* [Goal]: Using the data below, repeat all of it precisely.

* [Input material]:

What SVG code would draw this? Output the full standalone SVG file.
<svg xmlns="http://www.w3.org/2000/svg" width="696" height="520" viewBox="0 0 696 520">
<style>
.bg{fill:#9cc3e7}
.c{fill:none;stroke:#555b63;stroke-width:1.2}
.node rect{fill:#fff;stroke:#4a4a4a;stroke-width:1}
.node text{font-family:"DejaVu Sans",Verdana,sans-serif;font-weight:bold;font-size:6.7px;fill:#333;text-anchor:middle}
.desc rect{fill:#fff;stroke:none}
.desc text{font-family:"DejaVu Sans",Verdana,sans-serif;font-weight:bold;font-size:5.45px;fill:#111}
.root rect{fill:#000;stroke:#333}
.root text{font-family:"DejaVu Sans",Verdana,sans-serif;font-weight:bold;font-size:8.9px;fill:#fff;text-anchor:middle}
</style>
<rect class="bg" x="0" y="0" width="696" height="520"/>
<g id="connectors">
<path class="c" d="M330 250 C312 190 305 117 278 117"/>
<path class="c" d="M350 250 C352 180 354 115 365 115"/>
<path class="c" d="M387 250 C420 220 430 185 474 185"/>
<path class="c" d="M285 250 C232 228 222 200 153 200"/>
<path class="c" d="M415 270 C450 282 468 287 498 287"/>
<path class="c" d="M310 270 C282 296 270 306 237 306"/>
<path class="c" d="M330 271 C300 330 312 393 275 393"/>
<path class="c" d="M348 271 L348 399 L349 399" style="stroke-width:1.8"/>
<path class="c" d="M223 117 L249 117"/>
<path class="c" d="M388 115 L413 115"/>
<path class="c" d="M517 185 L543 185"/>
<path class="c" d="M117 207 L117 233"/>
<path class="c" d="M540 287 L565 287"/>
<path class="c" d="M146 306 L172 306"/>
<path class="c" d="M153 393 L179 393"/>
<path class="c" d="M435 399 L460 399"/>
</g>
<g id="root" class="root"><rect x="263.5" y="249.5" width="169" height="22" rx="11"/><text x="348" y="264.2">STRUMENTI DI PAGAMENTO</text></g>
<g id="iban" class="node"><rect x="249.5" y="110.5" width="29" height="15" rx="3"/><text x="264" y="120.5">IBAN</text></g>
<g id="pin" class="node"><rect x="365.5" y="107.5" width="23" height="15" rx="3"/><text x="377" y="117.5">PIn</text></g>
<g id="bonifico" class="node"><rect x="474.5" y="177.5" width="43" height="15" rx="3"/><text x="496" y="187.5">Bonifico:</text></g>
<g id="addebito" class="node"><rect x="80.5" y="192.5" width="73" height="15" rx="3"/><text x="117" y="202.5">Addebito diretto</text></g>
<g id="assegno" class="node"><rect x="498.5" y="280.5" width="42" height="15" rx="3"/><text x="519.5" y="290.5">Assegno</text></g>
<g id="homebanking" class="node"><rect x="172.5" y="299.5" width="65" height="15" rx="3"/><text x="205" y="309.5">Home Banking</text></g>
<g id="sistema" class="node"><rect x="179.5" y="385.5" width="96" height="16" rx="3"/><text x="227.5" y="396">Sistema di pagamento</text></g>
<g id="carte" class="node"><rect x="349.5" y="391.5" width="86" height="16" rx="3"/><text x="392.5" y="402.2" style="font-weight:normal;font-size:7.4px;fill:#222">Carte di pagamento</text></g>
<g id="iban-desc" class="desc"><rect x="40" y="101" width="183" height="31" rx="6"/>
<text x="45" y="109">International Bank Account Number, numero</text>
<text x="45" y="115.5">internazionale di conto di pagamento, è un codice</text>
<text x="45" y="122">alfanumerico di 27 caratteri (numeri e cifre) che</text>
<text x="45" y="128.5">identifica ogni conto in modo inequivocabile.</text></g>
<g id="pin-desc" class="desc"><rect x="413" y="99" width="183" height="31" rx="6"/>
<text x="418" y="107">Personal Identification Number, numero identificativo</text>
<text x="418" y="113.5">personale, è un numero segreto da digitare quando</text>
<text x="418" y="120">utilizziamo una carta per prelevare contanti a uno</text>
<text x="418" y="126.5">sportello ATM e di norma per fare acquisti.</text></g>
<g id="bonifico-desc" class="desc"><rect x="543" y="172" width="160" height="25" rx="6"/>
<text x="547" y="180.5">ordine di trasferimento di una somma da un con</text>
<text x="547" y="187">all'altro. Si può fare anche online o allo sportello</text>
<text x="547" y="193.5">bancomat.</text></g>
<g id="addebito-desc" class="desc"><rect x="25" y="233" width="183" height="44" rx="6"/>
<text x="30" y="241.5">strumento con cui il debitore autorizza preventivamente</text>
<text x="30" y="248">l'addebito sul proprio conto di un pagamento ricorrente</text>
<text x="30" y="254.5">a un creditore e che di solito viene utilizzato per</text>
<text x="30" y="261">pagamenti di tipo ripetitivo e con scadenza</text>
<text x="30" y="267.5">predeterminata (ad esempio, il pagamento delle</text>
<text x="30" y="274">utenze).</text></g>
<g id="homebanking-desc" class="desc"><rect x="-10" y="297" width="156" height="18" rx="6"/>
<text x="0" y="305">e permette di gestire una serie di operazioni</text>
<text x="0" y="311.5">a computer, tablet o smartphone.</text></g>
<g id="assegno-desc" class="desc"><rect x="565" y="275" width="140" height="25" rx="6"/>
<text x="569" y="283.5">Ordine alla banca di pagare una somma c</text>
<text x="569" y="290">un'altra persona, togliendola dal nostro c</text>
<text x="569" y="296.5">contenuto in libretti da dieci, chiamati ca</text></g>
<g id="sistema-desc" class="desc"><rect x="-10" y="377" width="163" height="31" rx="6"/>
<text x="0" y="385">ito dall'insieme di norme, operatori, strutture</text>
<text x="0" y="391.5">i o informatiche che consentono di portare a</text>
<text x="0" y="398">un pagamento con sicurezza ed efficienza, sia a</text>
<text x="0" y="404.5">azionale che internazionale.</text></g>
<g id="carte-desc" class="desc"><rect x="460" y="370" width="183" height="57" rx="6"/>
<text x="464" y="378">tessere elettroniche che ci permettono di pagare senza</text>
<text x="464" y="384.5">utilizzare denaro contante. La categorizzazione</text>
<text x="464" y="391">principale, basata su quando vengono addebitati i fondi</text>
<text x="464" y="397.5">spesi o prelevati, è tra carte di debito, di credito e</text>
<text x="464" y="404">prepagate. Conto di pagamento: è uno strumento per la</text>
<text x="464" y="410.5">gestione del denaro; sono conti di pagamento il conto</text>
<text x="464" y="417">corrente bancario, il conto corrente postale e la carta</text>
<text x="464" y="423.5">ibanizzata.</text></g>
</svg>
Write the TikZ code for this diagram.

* [Task result]:
What SVG code would draw this? Output the full standalone SVG file.
<svg xmlns="http://www.w3.org/2000/svg" width="696" height="520" viewBox="0 0 696 520">
<style>
.bg{fill:#9cc3e7}
.c{fill:none;stroke:#555b63;stroke-width:1.2}
.node rect{fill:#fff;stroke:#4a4a4a;stroke-width:1}
.node text{font-family:"DejaVu Sans",Verdana,sans-serif;font-weight:bold;font-size:6.7px;fill:#333;text-anchor:middle}
.desc rect{fill:#fff;stroke:none}
.desc text{font-family:"DejaVu Sans",Verdana,sans-serif;font-weight:bold;font-size:5.45px;fill:#111}
.root rect{fill:#000;stroke:#333}
.root text{font-family:"DejaVu Sans",Verdana,sans-serif;font-weight:bold;font-size:8.9px;fill:#fff;text-anchor:middle}
</style>
<rect class="bg" x="0" y="0" width="696" height="520"/>
<g id="connectors">
<path class="c" d="M330 250 C312 190 305 117 278 117"/>
<path class="c" d="M350 250 C352 180 354 115 365 115"/>
<path class="c" d="M387 250 C420 220 430 185 474 185"/>
<path class="c" d="M285 250 C232 228 222 200 153 200"/>
<path class="c" d="M415 270 C450 282 468 287 498 287"/>
<path class="c" d="M310 270 C282 296 270 306 237 306"/>
<path class="c" d="M330 271 C300 330 312 393 275 393"/>
<path class="c" d="M348 271 L348 399 L349 399" style="stroke-width:1.8"/>
<path class="c" d="M223 117 L249 117"/>
<path class="c" d="M388 115 L413 115"/>
<path class="c" d="M517 185 L543 185"/>
<path class="c" d="M117 207 L117 233"/>
<path class="c" d="M540 287 L565 287"/>
<path class="c" d="M146 306 L172 306"/>
<path class="c" d="M153 393 L179 393"/>
<path class="c" d="M435 399 L460 399"/>
</g>
<g id="root" class="root"><rect x="263.5" y="249.5" width="169" height="22" rx="11"/><text x="348" y="264.2">STRUMENTI DI PAGAMENTO</text></g>
<g id="iban" class="node"><rect x="249.5" y="110.5" width="29" height="15" rx="3"/><text x="264" y="120.5">IBAN</text></g>
<g id="pin" class="node"><rect x="365.5" y="107.5" width="23" height="15" rx="3"/><text x="377" y="117.5">PIn</text></g>
<g id="bonifico" class="node"><rect x="474.5" y="177.5" width="43" height="15" rx="3"/><text x="496" y="187.5">Bonifico:</text></g>
<g id="addebito" class="node"><rect x="80.5" y="192.5" width="73" height="15" rx="3"/><text x="117" y="202.5">Addebito diretto</text></g>
<g id="assegno" class="node"><rect x="498.5" y="280.5" width="42" height="15" rx="3"/><text x="519.5" y="290.5">Assegno</text></g>
<g id="homebanking" class="node"><rect x="172.5" y="299.5" width="65" height="15" rx="3"/><text x="205" y="309.5">Home Banking</text></g>
<g id="sistema" class="node"><rect x="179.5" y="385.5" width="96" height="16" rx="3"/><text x="227.5" y="396">Sistema di pagamento</text></g>
<g id="carte" class="node"><rect x="349.5" y="391.5" width="86" height="16" rx="3"/><text x="392.5" y="402.2" style="font-weight:normal;font-size:7.4px;fill:#222">Carte di pagamento</text></g>
<g id="iban-desc" class="desc"><rect x="40" y="101" width="183" height="31" rx="6"/>
<text x="45" y="109">International Bank Account Number, numero</text>
<text x="45" y="115.5">internazionale di conto di pagamento, è un codice</text>
<text x="45" y="122">alfanumerico di 27 caratteri (numeri e cifre) che</text>
<text x="45" y="128.5">identifica ogni conto in modo inequivocabile.</text></g>
<g id="pin-desc" class="desc"><rect x="413" y="99" width="183" height="31" rx="6"/>
<text x="418" y="107">Personal Identification Number, numero identificativo</text>
<text x="418" y="113.5">personale, è un numero segreto da digitare quando</text>
<text x="418" y="120">utilizziamo una carta per prelevare contanti a uno</text>
<text x="418" y="126.5">sportello ATM e di norma per fare acquisti.</text></g>
<g id="bonifico-desc" class="desc"><rect x="543" y="172" width="160" height="25" rx="6"/>
<text x="547" y="180.5">ordine di trasferimento di una somma da un con</text>
<text x="547" y="187">all'altro. Si può fare anche online o allo sportello</text>
<text x="547" y="193.5">bancomat.</text></g>
<g id="addebito-desc" class="desc"><rect x="25" y="233" width="183" height="44" rx="6"/>
<text x="30" y="241.5">strumento con cui il debitore autorizza preventivamente</text>
<text x="30" y="248">l'addebito sul proprio conto di un pagamento ricorrente</text>
<text x="30" y="254.5">a un creditore e che di solito viene utilizzato per</text>
<text x="30" y="261">pagamenti di tipo ripetitivo e con scadenza</text>
<text x="30" y="267.5">predeterminata (ad esempio, il pagamento delle</text>
<text x="30" y="274">utenze).</text></g>
<g id="homebanking-desc" class="desc"><rect x="-10" y="297" width="156" height="18" rx="6"/>
<text x="0" y="305">e permette di gestire una serie di operazioni</text>
<text x="0" y="311.5">a computer, tablet o smartphone.</text></g>
<g id="assegno-desc" class="desc"><rect x="565" y="275" width="140" height="25" rx="6"/>
<text x="569" y="283.5">Ordine alla banca di pagare una somma c</text>
<text x="569" y="290">un'altra persona, togliendola dal nostro c</text>
<text x="569" y="296.5">contenuto in libretti da dieci, chiamati ca</text></g>
<g id="sistema-desc" class="desc"><rect x="-10" y="377" width="163" height="31" rx="6"/>
<text x="0" y="385">ito dall'insieme di norme, operatori, strutture</text>
<text x="0" y="391.5">i o informatiche che consentono di portare a</text>
<text x="0" y="398">un pagamento con sicurezza ed efficienza, sia a</text>
<text x="0" y="404.5">azionale che internazionale.</text></g>
<g id="carte-desc" class="desc"><rect x="460" y="370" width="183" height="57" rx="6"/>
<text x="464" y="378">tessere elettroniche che ci permettono di pagare senza</text>
<text x="464" y="384.5">utilizzare denaro contante. La categorizzazione</text>
<text x="464" y="391">principale, basata su quando vengono addebitati i fondi</text>
<text x="464" y="397.5">spesi o prelevati, è tra carte di debito, di credito e</text>
<text x="464" y="404">prepagate. Conto di pagamento: è uno strumento per la</text>
<text x="464" y="410.5">gestione del denaro; sono conti di pagamento il conto</text>
<text x="464" y="417">corrente bancario, il conto corrente postale e la carta</text>
<text x="464" y="423.5">ibanizzata.</text></g>
</svg>
Write the TikZ code for this diagram.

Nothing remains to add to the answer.